Task → Starting with the first line of the listing, quote each line exactly until and including the one with "import plotly.graph_objects as go", leaving pictures out.

━━━━━ Raw data

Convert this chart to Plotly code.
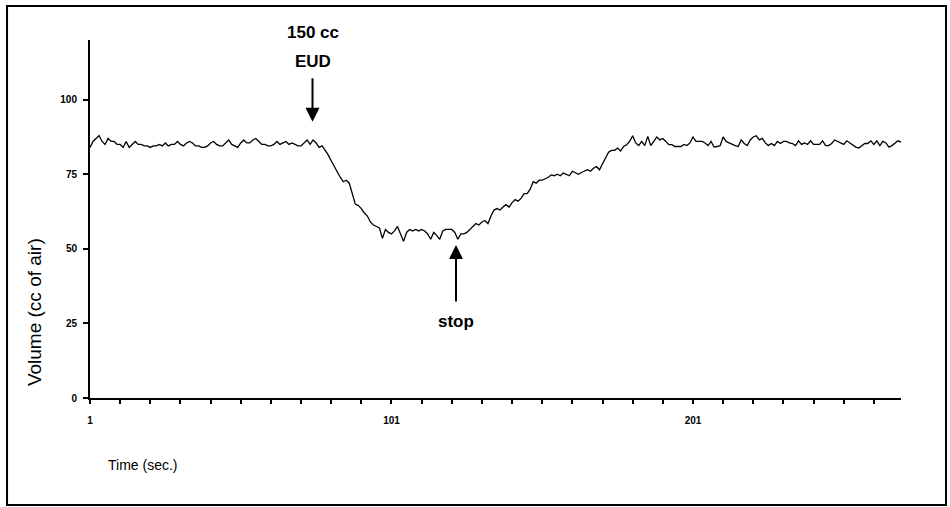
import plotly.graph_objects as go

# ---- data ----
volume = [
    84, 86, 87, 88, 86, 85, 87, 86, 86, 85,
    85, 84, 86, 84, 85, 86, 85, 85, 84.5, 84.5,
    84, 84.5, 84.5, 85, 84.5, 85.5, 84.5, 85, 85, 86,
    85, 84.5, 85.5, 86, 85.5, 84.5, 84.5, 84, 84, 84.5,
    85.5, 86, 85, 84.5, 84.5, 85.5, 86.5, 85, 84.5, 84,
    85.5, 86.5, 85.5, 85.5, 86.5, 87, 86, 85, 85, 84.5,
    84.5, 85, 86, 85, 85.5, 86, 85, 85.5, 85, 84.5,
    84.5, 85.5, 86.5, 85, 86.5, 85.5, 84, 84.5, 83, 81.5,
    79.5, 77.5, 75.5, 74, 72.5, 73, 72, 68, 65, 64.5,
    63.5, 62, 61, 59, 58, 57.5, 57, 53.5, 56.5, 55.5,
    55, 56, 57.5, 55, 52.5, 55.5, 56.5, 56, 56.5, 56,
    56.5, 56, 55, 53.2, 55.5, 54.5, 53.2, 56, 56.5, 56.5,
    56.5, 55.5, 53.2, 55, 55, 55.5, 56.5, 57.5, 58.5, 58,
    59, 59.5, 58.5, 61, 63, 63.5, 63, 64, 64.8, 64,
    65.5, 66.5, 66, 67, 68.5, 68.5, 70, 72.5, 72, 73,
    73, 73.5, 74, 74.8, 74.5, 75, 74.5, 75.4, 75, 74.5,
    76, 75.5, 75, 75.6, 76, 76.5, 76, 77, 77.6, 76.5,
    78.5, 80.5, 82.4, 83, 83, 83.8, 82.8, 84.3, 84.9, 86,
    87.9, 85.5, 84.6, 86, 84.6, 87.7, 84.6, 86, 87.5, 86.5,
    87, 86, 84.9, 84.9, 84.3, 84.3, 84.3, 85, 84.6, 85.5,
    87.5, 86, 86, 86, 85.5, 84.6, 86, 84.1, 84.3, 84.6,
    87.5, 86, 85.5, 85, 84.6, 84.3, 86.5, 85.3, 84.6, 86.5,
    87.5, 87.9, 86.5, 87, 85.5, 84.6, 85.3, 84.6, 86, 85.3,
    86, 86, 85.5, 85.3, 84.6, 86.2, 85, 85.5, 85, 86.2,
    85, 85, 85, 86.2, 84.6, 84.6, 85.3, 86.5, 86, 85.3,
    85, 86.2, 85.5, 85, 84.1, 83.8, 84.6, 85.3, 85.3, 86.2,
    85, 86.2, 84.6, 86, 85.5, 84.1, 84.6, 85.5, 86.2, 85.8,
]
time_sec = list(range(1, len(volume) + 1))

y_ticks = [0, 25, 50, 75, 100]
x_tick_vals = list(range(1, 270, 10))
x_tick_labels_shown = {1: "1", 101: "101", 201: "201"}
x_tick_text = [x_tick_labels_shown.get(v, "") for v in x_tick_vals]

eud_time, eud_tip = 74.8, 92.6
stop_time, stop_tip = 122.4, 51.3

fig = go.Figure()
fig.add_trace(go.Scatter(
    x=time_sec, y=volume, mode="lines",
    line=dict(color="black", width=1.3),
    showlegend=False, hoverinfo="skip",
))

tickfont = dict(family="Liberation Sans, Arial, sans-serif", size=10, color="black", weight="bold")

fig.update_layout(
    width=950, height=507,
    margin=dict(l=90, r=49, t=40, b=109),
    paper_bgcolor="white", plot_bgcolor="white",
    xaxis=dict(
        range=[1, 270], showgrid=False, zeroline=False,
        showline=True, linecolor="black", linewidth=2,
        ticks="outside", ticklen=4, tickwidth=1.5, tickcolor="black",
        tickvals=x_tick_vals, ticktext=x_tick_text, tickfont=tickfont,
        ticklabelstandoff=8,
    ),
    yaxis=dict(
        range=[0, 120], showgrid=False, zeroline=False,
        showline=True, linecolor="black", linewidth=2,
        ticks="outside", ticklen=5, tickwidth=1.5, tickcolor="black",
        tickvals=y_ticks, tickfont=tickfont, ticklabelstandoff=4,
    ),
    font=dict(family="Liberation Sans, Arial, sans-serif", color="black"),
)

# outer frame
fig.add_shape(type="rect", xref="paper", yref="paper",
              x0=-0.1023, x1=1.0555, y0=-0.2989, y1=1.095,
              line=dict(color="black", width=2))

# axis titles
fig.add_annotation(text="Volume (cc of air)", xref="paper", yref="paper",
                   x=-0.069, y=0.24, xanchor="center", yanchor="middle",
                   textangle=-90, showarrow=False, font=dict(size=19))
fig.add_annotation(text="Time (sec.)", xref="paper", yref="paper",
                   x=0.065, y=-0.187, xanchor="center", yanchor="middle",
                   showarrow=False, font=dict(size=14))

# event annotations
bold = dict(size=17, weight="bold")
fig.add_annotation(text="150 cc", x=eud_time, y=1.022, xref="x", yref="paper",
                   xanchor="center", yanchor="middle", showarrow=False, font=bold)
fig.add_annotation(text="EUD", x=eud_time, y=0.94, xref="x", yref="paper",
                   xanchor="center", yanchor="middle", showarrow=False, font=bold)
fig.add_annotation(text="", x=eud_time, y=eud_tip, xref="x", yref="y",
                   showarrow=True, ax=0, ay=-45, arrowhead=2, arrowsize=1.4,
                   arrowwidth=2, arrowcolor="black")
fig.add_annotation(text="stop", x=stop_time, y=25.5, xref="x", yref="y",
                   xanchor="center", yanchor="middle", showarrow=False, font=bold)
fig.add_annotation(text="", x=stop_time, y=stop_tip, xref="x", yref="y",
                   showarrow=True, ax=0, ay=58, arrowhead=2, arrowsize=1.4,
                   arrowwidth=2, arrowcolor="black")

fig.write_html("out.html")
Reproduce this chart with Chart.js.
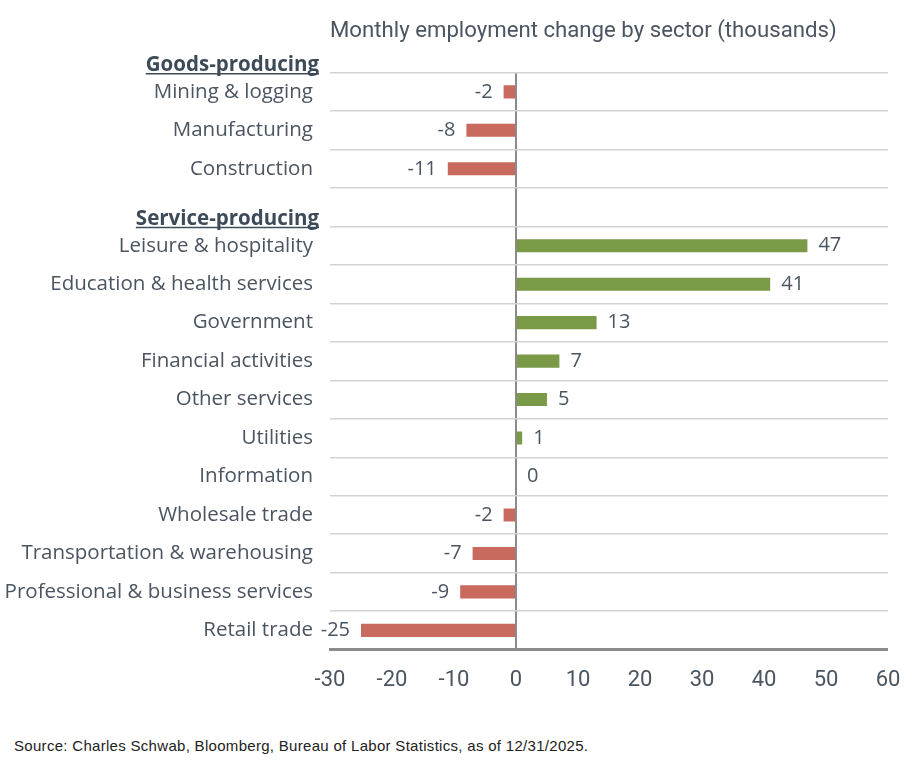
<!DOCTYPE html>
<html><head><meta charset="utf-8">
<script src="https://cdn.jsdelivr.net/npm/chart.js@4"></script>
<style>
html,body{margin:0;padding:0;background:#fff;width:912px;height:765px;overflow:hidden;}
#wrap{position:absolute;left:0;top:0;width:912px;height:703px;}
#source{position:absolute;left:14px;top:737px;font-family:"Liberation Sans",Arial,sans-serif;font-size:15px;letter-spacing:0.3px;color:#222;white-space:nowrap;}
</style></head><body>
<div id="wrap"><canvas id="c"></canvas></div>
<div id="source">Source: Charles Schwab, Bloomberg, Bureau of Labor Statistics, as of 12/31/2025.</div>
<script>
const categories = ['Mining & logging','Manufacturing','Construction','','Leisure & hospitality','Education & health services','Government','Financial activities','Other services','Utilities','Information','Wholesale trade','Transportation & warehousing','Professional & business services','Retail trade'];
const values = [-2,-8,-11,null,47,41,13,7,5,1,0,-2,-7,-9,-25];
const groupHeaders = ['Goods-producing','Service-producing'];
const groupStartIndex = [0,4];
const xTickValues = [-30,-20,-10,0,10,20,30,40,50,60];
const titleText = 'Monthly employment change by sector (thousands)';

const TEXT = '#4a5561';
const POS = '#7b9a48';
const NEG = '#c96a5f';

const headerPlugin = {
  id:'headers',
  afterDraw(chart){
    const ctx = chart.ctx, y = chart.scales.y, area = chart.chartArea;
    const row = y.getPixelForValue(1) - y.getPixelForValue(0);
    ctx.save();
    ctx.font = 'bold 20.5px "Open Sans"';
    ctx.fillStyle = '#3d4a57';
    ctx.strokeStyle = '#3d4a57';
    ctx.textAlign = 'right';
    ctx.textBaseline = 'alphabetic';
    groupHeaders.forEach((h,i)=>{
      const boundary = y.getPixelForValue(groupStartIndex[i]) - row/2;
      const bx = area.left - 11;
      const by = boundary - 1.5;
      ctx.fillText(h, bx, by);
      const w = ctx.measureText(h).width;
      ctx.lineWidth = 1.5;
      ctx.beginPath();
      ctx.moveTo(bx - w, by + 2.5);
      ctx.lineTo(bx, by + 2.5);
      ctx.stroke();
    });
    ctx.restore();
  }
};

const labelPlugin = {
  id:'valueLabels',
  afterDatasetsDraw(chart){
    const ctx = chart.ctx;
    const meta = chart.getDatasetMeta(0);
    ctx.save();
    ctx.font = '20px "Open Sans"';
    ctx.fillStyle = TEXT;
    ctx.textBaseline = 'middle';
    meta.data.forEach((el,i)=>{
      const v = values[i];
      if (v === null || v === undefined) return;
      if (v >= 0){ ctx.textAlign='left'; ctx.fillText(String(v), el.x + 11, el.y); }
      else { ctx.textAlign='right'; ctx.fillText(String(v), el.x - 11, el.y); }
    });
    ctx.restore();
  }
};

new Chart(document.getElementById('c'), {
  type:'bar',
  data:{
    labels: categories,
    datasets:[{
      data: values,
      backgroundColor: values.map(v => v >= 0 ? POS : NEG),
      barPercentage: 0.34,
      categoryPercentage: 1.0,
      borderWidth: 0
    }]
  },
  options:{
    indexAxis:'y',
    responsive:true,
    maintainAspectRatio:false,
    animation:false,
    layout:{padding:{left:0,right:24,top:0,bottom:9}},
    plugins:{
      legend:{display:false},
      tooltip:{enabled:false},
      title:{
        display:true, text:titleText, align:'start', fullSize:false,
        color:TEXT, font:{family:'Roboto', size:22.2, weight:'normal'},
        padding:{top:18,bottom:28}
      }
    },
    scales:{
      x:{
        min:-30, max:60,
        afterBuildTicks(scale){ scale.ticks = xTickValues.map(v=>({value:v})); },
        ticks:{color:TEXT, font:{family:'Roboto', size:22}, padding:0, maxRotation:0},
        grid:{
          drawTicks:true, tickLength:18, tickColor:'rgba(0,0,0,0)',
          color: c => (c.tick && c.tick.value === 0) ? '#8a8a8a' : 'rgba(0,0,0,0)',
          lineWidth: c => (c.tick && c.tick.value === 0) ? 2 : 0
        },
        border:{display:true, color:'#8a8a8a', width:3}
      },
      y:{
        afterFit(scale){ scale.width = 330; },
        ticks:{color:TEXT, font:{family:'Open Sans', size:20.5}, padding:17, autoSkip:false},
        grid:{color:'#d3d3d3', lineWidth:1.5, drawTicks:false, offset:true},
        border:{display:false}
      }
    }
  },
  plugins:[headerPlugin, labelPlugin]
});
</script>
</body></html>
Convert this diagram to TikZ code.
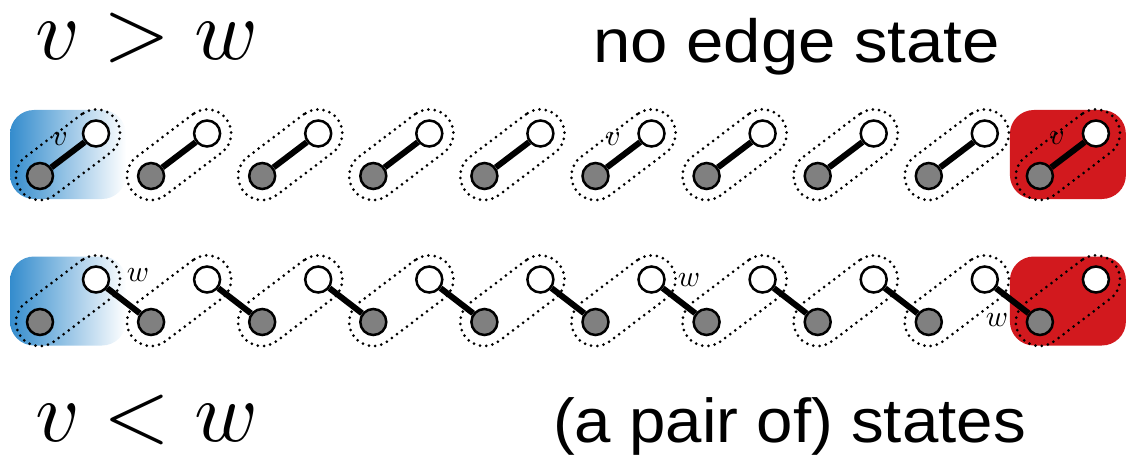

━━━━━━━━━━

Reply →
Convert this chart to Plotly code.
import plotly.graph_objects as go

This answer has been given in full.